(Charts and diagrams as code)
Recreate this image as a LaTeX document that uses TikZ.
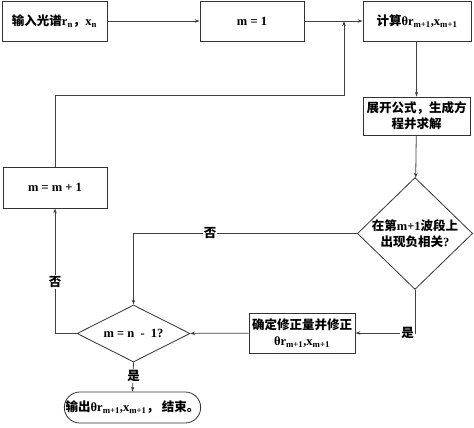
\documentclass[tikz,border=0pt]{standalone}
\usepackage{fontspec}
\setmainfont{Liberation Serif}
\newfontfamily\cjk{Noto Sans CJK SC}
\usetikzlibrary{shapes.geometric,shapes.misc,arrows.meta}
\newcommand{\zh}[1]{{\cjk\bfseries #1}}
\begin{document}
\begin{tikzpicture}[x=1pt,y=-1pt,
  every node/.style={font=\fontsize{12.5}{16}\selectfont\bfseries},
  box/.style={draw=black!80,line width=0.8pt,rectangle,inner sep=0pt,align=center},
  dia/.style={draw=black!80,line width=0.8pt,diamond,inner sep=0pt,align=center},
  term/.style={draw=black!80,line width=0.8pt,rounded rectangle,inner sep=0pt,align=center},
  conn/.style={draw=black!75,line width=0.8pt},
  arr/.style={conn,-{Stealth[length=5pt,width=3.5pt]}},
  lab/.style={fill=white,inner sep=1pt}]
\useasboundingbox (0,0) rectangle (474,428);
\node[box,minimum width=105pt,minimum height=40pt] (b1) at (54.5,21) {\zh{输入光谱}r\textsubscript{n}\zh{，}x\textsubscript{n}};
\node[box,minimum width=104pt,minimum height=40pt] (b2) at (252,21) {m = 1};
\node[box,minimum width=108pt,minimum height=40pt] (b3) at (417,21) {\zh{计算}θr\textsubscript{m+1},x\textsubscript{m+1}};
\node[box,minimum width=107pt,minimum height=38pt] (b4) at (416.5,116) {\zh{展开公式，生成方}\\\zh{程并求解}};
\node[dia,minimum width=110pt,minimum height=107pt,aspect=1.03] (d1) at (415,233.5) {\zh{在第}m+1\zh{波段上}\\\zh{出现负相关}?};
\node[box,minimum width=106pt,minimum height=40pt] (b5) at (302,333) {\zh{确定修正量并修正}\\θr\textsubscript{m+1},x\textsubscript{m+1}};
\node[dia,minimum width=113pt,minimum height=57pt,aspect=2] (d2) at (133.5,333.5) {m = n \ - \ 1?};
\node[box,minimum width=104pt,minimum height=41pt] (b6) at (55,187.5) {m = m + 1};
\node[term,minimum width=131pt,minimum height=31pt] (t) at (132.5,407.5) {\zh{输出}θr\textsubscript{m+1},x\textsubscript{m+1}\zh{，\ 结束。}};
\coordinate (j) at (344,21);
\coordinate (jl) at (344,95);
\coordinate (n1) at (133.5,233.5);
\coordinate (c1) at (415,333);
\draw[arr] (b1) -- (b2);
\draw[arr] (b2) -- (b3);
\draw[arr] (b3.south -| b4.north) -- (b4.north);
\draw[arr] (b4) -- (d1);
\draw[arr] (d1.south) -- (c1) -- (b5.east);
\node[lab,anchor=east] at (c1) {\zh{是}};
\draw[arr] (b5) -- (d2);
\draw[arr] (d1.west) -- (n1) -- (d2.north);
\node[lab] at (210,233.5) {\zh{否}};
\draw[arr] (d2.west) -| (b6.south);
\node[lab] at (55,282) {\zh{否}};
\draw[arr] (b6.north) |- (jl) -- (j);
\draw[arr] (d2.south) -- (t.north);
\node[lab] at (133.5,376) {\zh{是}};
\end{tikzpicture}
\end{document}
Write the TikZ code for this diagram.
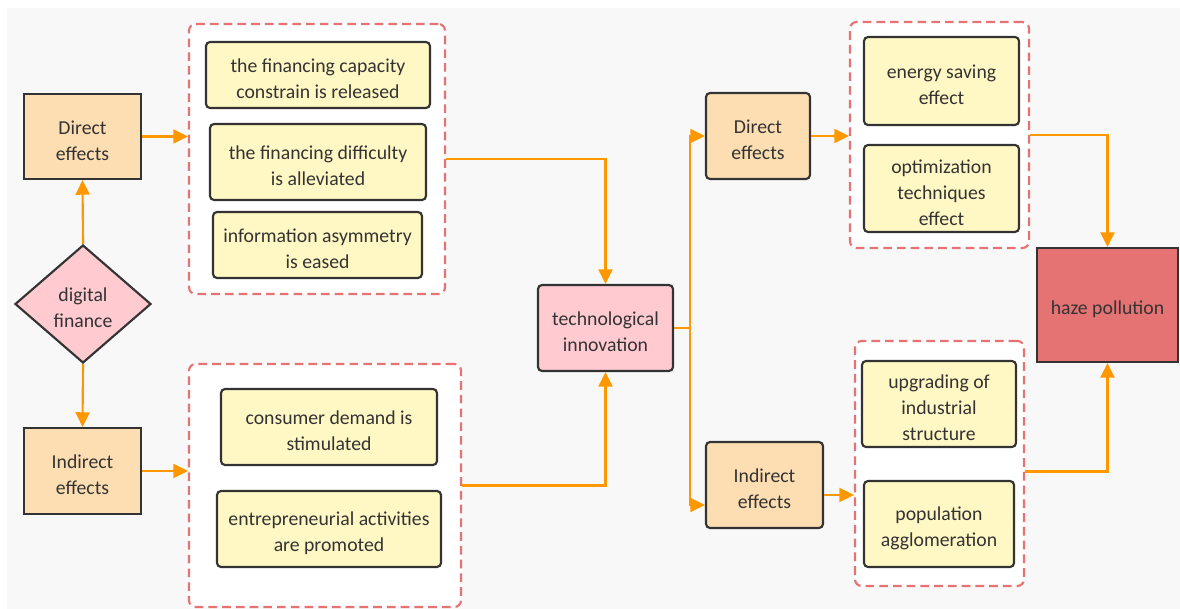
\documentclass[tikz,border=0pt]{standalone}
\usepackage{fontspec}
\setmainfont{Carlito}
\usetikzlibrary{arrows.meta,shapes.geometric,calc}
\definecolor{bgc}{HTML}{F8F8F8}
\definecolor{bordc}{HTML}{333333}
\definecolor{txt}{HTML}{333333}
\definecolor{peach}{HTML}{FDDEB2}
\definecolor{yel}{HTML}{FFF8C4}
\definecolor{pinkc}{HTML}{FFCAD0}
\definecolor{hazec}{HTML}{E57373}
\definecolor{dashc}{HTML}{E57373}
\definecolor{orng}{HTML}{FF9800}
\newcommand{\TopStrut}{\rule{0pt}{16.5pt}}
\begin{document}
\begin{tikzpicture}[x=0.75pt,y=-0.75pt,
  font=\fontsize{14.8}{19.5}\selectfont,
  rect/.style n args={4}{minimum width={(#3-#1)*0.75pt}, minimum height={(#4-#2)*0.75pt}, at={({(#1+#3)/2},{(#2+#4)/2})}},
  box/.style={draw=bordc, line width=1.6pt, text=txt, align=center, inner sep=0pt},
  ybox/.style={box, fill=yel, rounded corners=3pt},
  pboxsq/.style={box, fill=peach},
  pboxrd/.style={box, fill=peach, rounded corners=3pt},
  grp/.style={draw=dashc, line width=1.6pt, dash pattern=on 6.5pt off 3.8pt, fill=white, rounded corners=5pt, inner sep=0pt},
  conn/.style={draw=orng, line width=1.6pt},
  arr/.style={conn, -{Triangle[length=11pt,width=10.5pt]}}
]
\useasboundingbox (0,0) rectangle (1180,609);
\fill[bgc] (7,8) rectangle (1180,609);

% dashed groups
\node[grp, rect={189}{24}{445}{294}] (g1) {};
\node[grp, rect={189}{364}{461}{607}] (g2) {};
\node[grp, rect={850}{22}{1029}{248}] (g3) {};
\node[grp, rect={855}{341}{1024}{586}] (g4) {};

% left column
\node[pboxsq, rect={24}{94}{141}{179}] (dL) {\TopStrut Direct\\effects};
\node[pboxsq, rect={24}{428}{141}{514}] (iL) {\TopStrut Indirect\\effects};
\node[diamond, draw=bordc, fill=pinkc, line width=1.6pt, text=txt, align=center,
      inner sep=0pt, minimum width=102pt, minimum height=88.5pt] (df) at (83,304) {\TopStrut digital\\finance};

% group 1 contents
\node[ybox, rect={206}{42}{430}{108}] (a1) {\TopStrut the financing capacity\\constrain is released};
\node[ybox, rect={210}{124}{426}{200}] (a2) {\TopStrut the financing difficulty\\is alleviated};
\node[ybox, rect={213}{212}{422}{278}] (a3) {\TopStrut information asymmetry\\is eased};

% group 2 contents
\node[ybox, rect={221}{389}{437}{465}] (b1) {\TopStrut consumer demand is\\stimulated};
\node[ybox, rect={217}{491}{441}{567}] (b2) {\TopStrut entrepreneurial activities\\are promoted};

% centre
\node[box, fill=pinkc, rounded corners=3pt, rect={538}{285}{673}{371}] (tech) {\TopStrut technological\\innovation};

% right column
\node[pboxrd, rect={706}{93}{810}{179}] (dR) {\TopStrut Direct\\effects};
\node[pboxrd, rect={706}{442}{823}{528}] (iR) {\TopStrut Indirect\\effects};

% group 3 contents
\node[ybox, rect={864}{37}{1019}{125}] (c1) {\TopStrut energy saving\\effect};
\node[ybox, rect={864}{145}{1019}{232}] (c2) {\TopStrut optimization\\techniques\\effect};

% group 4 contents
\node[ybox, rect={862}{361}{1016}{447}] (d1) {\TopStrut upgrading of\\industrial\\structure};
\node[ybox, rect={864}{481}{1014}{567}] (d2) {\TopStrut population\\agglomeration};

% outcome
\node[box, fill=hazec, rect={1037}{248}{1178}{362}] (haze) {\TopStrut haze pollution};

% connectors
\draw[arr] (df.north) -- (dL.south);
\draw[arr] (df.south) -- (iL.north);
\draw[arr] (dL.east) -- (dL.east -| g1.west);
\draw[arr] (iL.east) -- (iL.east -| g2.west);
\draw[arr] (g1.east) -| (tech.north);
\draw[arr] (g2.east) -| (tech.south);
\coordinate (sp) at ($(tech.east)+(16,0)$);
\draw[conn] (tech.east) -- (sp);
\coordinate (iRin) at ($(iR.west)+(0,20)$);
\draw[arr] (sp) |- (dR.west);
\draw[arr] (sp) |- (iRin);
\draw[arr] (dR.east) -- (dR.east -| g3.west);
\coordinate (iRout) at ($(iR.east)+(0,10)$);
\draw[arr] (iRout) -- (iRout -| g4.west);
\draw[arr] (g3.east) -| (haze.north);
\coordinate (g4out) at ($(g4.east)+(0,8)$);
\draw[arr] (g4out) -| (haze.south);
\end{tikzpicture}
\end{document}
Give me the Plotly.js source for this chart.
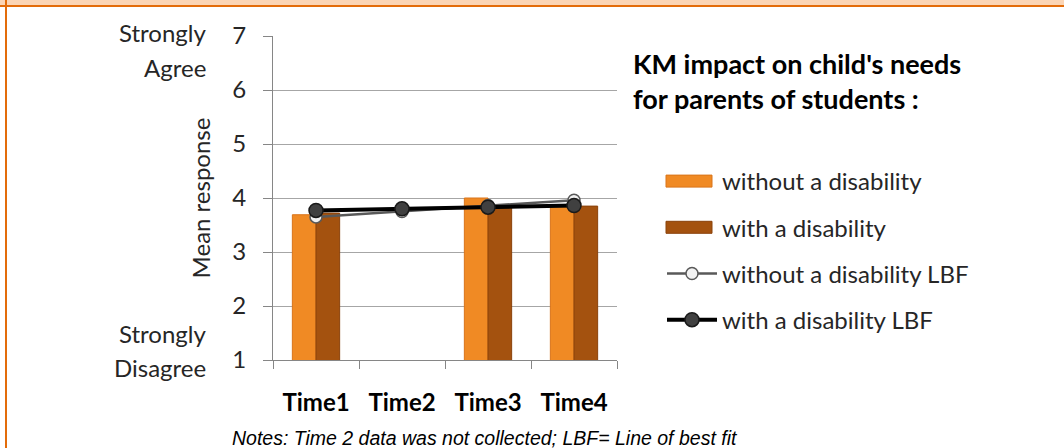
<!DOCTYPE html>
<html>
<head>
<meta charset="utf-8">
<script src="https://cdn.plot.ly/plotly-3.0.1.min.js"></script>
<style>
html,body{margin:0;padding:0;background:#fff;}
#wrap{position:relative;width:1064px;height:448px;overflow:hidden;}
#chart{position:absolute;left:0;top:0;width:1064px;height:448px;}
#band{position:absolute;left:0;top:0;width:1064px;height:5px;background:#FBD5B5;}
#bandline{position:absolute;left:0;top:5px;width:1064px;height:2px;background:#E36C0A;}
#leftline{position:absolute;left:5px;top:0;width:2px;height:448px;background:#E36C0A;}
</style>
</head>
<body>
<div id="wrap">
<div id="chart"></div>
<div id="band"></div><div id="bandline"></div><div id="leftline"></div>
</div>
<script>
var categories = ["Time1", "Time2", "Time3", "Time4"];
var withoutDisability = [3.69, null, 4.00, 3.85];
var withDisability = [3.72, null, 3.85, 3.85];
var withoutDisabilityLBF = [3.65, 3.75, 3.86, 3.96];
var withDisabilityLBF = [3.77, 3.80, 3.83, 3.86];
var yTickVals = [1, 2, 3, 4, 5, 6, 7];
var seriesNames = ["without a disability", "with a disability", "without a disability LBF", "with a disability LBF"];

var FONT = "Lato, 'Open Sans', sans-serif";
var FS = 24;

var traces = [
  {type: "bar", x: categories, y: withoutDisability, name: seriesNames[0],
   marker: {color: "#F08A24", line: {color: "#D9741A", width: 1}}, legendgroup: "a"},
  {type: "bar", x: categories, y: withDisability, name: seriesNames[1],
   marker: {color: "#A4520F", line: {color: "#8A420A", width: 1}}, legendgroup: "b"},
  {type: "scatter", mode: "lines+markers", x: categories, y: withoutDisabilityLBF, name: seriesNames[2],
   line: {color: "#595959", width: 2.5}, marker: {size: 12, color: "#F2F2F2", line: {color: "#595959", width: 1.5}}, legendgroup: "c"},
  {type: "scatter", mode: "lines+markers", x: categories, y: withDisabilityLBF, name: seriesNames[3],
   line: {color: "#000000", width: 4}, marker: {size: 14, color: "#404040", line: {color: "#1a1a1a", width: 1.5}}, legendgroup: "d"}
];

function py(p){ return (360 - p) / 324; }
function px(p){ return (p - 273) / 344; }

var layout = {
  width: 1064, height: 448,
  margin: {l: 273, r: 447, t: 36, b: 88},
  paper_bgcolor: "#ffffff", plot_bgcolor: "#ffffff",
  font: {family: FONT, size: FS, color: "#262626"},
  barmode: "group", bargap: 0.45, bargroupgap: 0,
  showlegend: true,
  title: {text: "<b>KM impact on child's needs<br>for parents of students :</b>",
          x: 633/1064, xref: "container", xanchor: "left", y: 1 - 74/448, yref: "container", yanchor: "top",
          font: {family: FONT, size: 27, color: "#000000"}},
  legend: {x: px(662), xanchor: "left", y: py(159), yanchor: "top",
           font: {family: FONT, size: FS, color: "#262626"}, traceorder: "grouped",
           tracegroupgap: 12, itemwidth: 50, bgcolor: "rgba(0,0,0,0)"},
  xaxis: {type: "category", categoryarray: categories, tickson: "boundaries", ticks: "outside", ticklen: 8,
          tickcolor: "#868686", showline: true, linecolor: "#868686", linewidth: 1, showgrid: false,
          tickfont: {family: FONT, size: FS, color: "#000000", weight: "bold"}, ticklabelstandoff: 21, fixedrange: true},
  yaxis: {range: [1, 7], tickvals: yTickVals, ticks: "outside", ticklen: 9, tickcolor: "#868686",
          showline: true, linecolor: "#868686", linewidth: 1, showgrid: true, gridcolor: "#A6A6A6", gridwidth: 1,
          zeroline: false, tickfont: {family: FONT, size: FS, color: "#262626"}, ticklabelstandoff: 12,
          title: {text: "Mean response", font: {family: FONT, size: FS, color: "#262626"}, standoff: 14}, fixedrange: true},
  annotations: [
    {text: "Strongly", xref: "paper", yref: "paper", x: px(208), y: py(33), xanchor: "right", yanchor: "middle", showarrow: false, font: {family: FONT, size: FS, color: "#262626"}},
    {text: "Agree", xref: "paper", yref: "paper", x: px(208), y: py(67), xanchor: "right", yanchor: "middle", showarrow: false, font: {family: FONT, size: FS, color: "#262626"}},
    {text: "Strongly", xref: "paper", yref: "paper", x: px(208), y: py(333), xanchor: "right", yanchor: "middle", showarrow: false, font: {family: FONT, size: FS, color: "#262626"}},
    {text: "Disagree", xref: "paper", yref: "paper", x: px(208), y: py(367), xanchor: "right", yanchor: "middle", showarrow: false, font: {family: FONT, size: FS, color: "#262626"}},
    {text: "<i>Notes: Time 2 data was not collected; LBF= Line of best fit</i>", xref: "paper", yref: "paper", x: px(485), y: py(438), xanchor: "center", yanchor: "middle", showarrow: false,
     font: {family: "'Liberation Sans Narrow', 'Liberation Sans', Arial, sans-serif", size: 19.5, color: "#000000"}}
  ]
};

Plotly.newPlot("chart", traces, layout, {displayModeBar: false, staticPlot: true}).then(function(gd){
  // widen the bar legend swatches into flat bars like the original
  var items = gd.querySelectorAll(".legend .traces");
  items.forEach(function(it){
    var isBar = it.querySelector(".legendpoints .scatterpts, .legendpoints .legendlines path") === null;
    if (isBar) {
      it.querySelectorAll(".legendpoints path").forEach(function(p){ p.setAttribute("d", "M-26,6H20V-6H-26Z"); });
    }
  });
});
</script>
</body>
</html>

### [Written exercise]
Among the entries above, locate the line with "Give me the Plotly.js source for this chart." and the line with "273) / 344;". Give those two lines and all lines between them again, exactly, leaving out the pictures.

### [Expected answer]
Give me the Plotly.js source for this chart.
<!DOCTYPE html>
<html>
<head>
<meta charset="utf-8">
<script src="https://cdn.plot.ly/plotly-3.0.1.min.js"></script>
<style>
html,body{margin:0;padding:0;background:#fff;}
#wrap{position:relative;width:1064px;height:448px;overflow:hidden;}
#chart{position:absolute;left:0;top:0;width:1064px;height:448px;}
#band{position:absolute;left:0;top:0;width:1064px;height:5px;background:#FBD5B5;}
#bandline{position:absolute;left:0;top:5px;width:1064px;height:2px;background:#E36C0A;}
#leftline{position:absolute;left:5px;top:0;width:2px;height:448px;background:#E36C0A;}
</style>
</head>
<body>
<div id="wrap">
<div id="chart"></div>
<div id="band"></div><div id="bandline"></div><div id="leftline"></div>
</div>
<script>
var categories = ["Time1", "Time2", "Time3", "Time4"];
var withoutDisability = [3.69, null, 4.00, 3.85];
var withDisability = [3.72, null, 3.85, 3.85];
var withoutDisabilityLBF = [3.65, 3.75, 3.86, 3.96];
var withDisabilityLBF = [3.77, 3.80, 3.83, 3.86];
var yTickVals = [1, 2, 3, 4, 5, 6, 7];
var seriesNames = ["without a disability", "with a disability", "without a disability LBF", "with a disability LBF"];

var FONT = "Lato, 'Open Sans', sans-serif";
var FS = 24;

var traces = [
  {type: "bar", x: categories, y: withoutDisability, name: seriesNames[0],
   marker: {color: "#F08A24", line: {color: "#D9741A", width: 1}}, legendgroup: "a"},
  {type: "bar", x: categories, y: withDisability, name: seriesNames[1],
   marker: {color: "#A4520F", line: {color: "#8A420A", width: 1}}, legendgroup: "b"},
  {type: "scatter", mode: "lines+markers", x: categories, y: withoutDisabilityLBF, name: seriesNames[2],
   line: {color: "#595959", width: 2.5}, marker: {size: 12, color: "#F2F2F2", line: {color: "#595959", width: 1.5}}, legendgroup: "c"},
  {type: "scatter", mode: "lines+markers", x: categories, y: withDisabilityLBF, name: seriesNames[3],
   line: {color: "#000000", width: 4}, marker: {size: 14, color: "#404040", line: {color: "#1a1a1a", width: 1.5}}, legendgroup: "d"}
];

function py(p){ return (360 - p) / 324; }
function px(p){ return (p - 273) / 344; }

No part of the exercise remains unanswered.